## Data provided
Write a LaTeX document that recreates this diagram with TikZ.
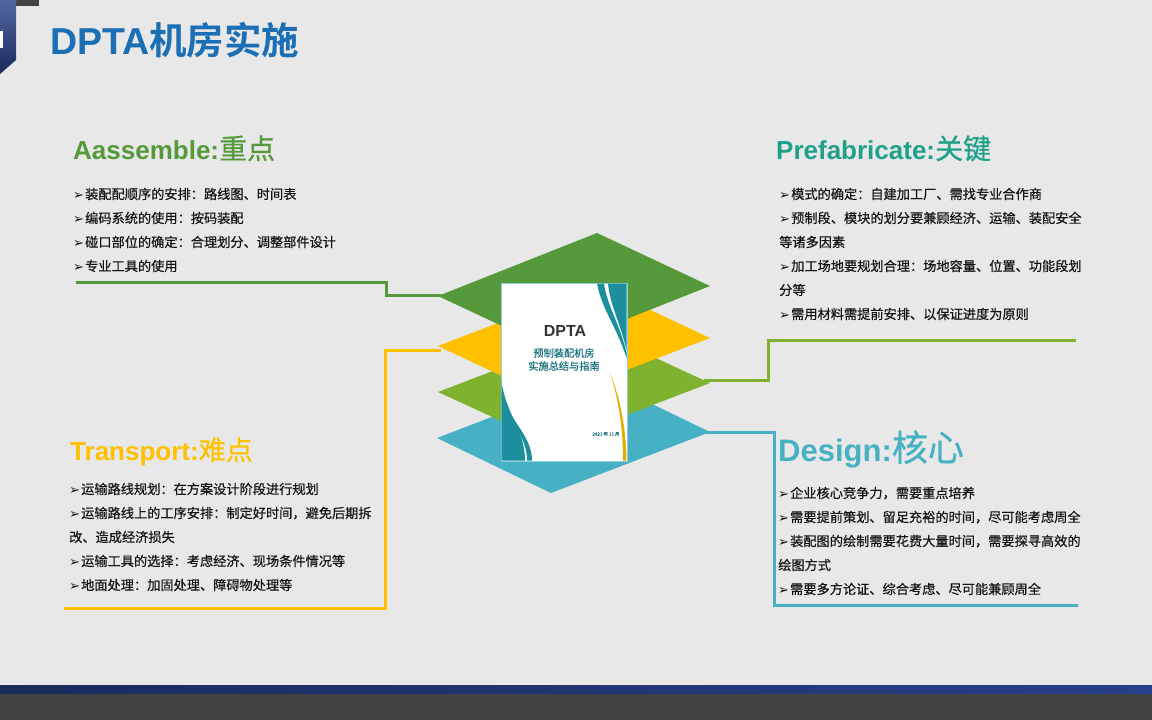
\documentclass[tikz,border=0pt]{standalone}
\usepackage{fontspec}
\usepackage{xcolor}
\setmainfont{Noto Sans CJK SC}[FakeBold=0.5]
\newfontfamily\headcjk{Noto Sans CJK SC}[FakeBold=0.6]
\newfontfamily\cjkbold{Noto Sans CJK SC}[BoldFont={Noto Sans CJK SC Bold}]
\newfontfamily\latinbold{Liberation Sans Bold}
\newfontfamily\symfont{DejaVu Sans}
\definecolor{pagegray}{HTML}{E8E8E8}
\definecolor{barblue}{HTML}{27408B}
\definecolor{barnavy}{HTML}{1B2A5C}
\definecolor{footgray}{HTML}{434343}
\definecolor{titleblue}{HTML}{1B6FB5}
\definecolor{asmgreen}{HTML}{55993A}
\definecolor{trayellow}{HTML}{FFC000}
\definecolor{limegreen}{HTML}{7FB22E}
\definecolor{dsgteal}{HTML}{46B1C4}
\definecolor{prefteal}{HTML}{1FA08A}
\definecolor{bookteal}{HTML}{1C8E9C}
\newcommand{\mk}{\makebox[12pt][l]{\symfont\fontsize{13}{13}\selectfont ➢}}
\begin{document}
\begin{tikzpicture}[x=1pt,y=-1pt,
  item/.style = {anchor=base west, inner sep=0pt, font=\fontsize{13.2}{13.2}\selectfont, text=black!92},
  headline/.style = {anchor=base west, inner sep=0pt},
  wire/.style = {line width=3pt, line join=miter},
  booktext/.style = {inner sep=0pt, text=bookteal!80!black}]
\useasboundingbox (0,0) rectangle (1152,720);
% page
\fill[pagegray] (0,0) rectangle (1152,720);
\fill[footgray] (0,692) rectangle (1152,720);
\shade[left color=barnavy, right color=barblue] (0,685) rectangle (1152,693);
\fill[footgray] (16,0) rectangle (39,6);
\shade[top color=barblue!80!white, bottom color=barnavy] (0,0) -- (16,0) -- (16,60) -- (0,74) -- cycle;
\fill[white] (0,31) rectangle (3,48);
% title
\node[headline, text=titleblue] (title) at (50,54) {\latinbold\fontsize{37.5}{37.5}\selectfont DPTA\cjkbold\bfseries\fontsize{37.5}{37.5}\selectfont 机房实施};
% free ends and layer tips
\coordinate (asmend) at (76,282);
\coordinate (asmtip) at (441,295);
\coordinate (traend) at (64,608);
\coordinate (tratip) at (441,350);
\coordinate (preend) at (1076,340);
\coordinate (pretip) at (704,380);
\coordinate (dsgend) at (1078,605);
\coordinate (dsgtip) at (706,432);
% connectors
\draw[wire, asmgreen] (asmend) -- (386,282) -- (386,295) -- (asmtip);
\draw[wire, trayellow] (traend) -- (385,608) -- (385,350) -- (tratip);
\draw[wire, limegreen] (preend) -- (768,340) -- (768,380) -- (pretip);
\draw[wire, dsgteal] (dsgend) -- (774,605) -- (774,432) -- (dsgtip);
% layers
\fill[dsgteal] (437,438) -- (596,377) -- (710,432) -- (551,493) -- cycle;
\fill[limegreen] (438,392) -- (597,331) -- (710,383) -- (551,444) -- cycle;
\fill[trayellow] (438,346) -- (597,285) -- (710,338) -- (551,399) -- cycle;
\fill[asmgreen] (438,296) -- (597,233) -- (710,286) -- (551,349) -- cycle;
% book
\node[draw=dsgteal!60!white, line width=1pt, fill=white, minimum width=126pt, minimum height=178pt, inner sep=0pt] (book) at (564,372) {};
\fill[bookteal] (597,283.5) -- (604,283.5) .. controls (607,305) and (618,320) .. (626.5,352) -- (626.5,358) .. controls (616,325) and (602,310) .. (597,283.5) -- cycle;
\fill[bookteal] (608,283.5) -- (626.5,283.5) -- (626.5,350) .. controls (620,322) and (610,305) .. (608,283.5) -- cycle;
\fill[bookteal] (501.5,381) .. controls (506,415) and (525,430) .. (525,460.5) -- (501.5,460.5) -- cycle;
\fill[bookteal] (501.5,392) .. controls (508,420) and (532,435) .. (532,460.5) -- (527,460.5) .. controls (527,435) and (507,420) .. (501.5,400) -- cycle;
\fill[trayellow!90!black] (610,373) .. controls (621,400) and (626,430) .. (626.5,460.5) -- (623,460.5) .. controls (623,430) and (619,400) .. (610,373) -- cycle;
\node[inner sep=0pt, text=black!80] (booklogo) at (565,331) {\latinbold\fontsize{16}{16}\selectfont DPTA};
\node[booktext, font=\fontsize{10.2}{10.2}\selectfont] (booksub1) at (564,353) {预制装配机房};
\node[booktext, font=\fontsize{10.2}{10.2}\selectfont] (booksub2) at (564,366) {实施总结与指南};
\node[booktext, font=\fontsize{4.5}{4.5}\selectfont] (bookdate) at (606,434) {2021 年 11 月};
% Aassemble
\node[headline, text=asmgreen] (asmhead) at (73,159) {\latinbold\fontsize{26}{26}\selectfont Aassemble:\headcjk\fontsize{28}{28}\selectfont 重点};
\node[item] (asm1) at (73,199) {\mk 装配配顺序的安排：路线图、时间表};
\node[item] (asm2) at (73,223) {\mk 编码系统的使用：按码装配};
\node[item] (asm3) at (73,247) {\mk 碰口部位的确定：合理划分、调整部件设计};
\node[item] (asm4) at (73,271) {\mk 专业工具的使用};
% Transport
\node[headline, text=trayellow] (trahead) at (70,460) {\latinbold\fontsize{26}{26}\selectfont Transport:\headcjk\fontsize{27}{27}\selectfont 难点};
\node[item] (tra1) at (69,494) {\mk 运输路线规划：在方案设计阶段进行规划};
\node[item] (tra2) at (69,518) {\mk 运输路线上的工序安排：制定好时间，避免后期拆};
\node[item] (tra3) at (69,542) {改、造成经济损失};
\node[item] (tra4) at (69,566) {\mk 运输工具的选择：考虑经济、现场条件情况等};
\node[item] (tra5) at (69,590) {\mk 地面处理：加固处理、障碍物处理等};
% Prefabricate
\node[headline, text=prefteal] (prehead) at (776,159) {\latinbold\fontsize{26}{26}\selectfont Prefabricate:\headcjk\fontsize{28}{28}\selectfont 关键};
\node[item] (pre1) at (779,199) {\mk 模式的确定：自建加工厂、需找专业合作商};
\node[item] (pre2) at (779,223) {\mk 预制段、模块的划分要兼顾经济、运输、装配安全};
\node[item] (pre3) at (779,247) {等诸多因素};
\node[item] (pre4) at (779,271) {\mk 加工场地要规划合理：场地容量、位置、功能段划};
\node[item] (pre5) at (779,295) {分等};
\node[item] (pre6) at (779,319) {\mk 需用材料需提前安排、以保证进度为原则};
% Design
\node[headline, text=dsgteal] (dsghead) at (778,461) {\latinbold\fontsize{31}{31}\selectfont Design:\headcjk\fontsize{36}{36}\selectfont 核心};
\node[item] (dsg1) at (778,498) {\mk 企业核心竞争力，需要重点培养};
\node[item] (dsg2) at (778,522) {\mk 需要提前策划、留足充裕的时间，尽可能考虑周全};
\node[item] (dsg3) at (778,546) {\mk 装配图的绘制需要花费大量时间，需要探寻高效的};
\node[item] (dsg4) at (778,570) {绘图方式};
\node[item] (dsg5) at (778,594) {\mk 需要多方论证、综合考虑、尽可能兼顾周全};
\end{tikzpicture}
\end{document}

## Exercise prompt
Skip the pictures, then retype every line above exactly.

## Exercise solution
Write a LaTeX document that recreates this diagram with TikZ.
\documentclass[tikz,border=0pt]{standalone}
\usepackage{fontspec}
\usepackage{xcolor}
\setmainfont{Noto Sans CJK SC}[FakeBold=0.5]
\newfontfamily\headcjk{Noto Sans CJK SC}[FakeBold=0.6]
\newfontfamily\cjkbold{Noto Sans CJK SC}[BoldFont={Noto Sans CJK SC Bold}]
\newfontfamily\latinbold{Liberation Sans Bold}
\newfontfamily\symfont{DejaVu Sans}
\definecolor{pagegray}{HTML}{E8E8E8}
\definecolor{barblue}{HTML}{27408B}
\definecolor{barnavy}{HTML}{1B2A5C}
\definecolor{footgray}{HTML}{434343}
\definecolor{titleblue}{HTML}{1B6FB5}
\definecolor{asmgreen}{HTML}{55993A}
\definecolor{trayellow}{HTML}{FFC000}
\definecolor{limegreen}{HTML}{7FB22E}
\definecolor{dsgteal}{HTML}{46B1C4}
\definecolor{prefteal}{HTML}{1FA08A}
\definecolor{bookteal}{HTML}{1C8E9C}
\newcommand{\mk}{\makebox[12pt][l]{\symfont\fontsize{13}{13}\selectfont ➢}}
\begin{document}
\begin{tikzpicture}[x=1pt,y=-1pt,
  item/.style = {anchor=base west, inner sep=0pt, font=\fontsize{13.2}{13.2}\selectfont, text=black!92},
  headline/.style = {anchor=base west, inner sep=0pt},
  wire/.style = {line width=3pt, line join=miter},
  booktext/.style = {inner sep=0pt, text=bookteal!80!black}]
\useasboundingbox (0,0) rectangle (1152,720);
% page
\fill[pagegray] (0,0) rectangle (1152,720);
\fill[footgray] (0,692) rectangle (1152,720);
\shade[left color=barnavy, right color=barblue] (0,685) rectangle (1152,693);
\fill[footgray] (16,0) rectangle (39,6);
\shade[top color=barblue!80!white, bottom color=barnavy] (0,0) -- (16,0) -- (16,60) -- (0,74) -- cycle;
\fill[white] (0,31) rectangle (3,48);
% title
\node[headline, text=titleblue] (title) at (50,54) {\latinbold\fontsize{37.5}{37.5}\selectfont DPTA\cjkbold\bfseries\fontsize{37.5}{37.5}\selectfont 机房实施};
% free ends and layer tips
\coordinate (asmend) at (76,282);
\coordinate (asmtip) at (441,295);
\coordinate (traend) at (64,608);
\coordinate (tratip) at (441,350);
\coordinate (preend) at (1076,340);
\coordinate (pretip) at (704,380);
\coordinate (dsgend) at (1078,605);
\coordinate (dsgtip) at (706,432);
% connectors
\draw[wire, asmgreen] (asmend) -- (386,282) -- (386,295) -- (asmtip);
\draw[wire, trayellow] (traend) -- (385,608) -- (385,350) -- (tratip);
\draw[wire, limegreen] (preend) -- (768,340) -- (768,380) -- (pretip);
\draw[wire, dsgteal] (dsgend) -- (774,605) -- (774,432) -- (dsgtip);
% layers
\fill[dsgteal] (437,438) -- (596,377) -- (710,432) -- (551,493) -- cycle;
\fill[limegreen] (438,392) -- (597,331) -- (710,383) -- (551,444) -- cycle;
\fill[trayellow] (438,346) -- (597,285) -- (710,338) -- (551,399) -- cycle;
\fill[asmgreen] (438,296) -- (597,233) -- (710,286) -- (551,349) -- cycle;
% book
\node[draw=dsgteal!60!white, line width=1pt, fill=white, minimum width=126pt, minimum height=178pt, inner sep=0pt] (book) at (564,372) {};
\fill[bookteal] (597,283.5) -- (604,283.5) .. controls (607,305) and (618,320) .. (626.5,352) -- (626.5,358) .. controls (616,325) and (602,310) .. (597,283.5) -- cycle;
\fill[bookteal] (608,283.5) -- (626.5,283.5) -- (626.5,350) .. controls (620,322) and (610,305) .. (608,283.5) -- cycle;
\fill[bookteal] (501.5,381) .. controls (506,415) and (525,430) .. (525,460.5) -- (501.5,460.5) -- cycle;
\fill[bookteal] (501.5,392) .. controls (508,420) and (532,435) .. (532,460.5) -- (527,460.5) .. controls (527,435) and (507,420) .. (501.5,400) -- cycle;
\fill[trayellow!90!black] (610,373) .. controls (621,400) and (626,430) .. (626.5,460.5) -- (623,460.5) .. controls (623,430) and (619,400) .. (610,373) -- cycle;
\node[inner sep=0pt, text=black!80] (booklogo) at (565,331) {\latinbold\fontsize{16}{16}\selectfont DPTA};
\node[booktext, font=\fontsize{10.2}{10.2}\selectfont] (booksub1) at (564,353) {预制装配机房};
\node[booktext, font=\fontsize{10.2}{10.2}\selectfont] (booksub2) at (564,366) {实施总结与指南};
\node[booktext, font=\fontsize{4.5}{4.5}\selectfont] (bookdate) at (606,434) {2021 年 11 月};
% Aassemble
\node[headline, text=asmgreen] (asmhead) at (73,159) {\latinbold\fontsize{26}{26}\selectfont Aassemble:\headcjk\fontsize{28}{28}\selectfont 重点};
\node[item] (asm1) at (73,199) {\mk 装配配顺序的安排：路线图、时间表};
\node[item] (asm2) at (73,223) {\mk 编码系统的使用：按码装配};
\node[item] (asm3) at (73,247) {\mk 碰口部位的确定：合理划分、调整部件设计};
\node[item] (asm4) at (73,271) {\mk 专业工具的使用};
% Transport
\node[headline, text=trayellow] (trahead) at (70,460) {\latinbold\fontsize{26}{26}\selectfont Transport:\headcjk\fontsize{27}{27}\selectfont 难点};
\node[item] (tra1) at (69,494) {\mk 运输路线规划：在方案设计阶段进行规划};
\node[item] (tra2) at (69,518) {\mk 运输路线上的工序安排：制定好时间，避免后期拆};
\node[item] (tra3) at (69,542) {改、造成经济损失};
\node[item] (tra4) at (69,566) {\mk 运输工具的选择：考虑经济、现场条件情况等};
\node[item] (tra5) at (69,590) {\mk 地面处理：加固处理、障碍物处理等};
% Prefabricate
\node[headline, text=prefteal] (prehead) at (776,159) {\latinbold\fontsize{26}{26}\selectfont Prefabricate:\headcjk\fontsize{28}{28}\selectfont 关键};
\node[item] (pre1) at (779,199) {\mk 模式的确定：自建加工厂、需找专业合作商};
\node[item] (pre2) at (779,223) {\mk 预制段、模块的划分要兼顾经济、运输、装配安全};
\node[item] (pre3) at (779,247) {等诸多因素};
\node[item] (pre4) at (779,271) {\mk 加工场地要规划合理：场地容量、位置、功能段划};
\node[item] (pre5) at (779,295) {分等};
\node[item] (pre6) at (779,319) {\mk 需用材料需提前安排、以保证进度为原则};
% Design
\node[headline, text=dsgteal] (dsghead) at (778,461) {\latinbold\fontsize{31}{31}\selectfont Design:\headcjk\fontsize{36}{36}\selectfont 核心};
\node[item] (dsg1) at (778,498) {\mk 企业核心竞争力，需要重点培养};
\node[item] (dsg2) at (778,522) {\mk 需要提前策划、留足充裕的时间，尽可能考虑周全};
\node[item] (dsg3) at (778,546) {\mk 装配图的绘制需要花费大量时间，需要探寻高效的};
\node[item] (dsg4) at (778,570) {绘图方式};
\node[item] (dsg5) at (778,594) {\mk 需要多方论证、综合考虑、尽可能兼顾周全};
\end{tikzpicture}
\end{document}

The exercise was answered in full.